The 71-year-old Holocaust survivor, who once served Reform congregations in Ilford and North-West London, was one of 300 Jews in baggy sweaters and sensible shoes who trudged through the rocky, thorn-strewn hills of Samaria on Tu Bishvat, the New Year for Trees, to plant 500 olive saplings for the Palestinian villagers of Salem.

Guarded by jeeploads of soldiers and police, they were replacing trees vandalised during the autumn harvest season by Salem’s radical settler neighbours. Some were uprooted; some were torched; some were hacked with power saws, but have now been trimmed clean and are sprouting afresh.

Villagers estimated the loss at £30,000. They strenuously denied claims by right-wing publicists that they had ravaged their own trees to give the Jews a bad name, or that they were the victims of over-enthusiastic pruning. You don’t prune, they said, before you pick the fruit.

On Monday, the fields were like a movie back lot for a falafel Western. Young Arabs showed off their horsemanship, donkeys brayed, shepherd boys grazed their flocks.
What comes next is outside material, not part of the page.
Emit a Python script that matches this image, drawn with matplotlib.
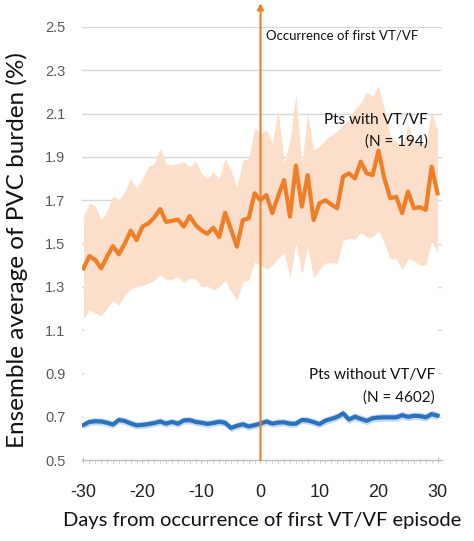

Motherly Israelis handed out Tu Bishvat dried fruit.

Arik Ascherman, chairman of Rabbis for Human Rights, a Hollywood preacher if ever there was one, recited a verse from Deuteronomy (20:19): “When thou shalt besiege a city, in making war against it to take it, thou shalt not destroy the trees thereof.”

Abu Zaki, a 37-year-old father of six whose family lost about 100 trees, told the JC: “We’d cultivated these trees for more than 30 years. This is how we earn our living. You come in the morning and you find they’ve been destroyed. It’s as if a murderer breaks into your house and kills your children.”

Ahmed Shtayeh, another farmer digging away in a flamboyant white turban, thanked his guests. “We see that there are different Jews, good ones as well as bad ones. The problem is that in the name of religion, the settlers disgrace their own people.”

The planters, men and women ranging from early 20s to early 80s, were bussed in by five organisations: the New Israel Fund, Rabbis for Human Rights, the Kibbutz Movement, the Reform Political Action Committee and the Bina Jewish education institute. The NIF alone raised £3,000 from small donors to pay for the new trees.

Sami Michael, a veteran Baghdad-born Hebrew novelist, told the JC: “I am a Jew who suffered in Iraq for being a Jew. I can’t see how I can live in a Jewish country where Arabs suffer because they are a minority.”

Haim Guri, the 82-year-old poet of the Palmach, the strike force of Israel’s War of Independence, took the vandalism as a personal blow. “As someone who was born here and was brought up to love this landscape, it is unacceptable to me that fellow Jews destroyed the olive trees of these impoverished peasants.

“Having lived through six wars and seen all the hatred they generated, I think there is no simple solution to the conflict between our peoples.

“No force on earth is going to remove us from this land, and no force is going to remove the Arabs either. But kindness and good neighbourliness still mean something.”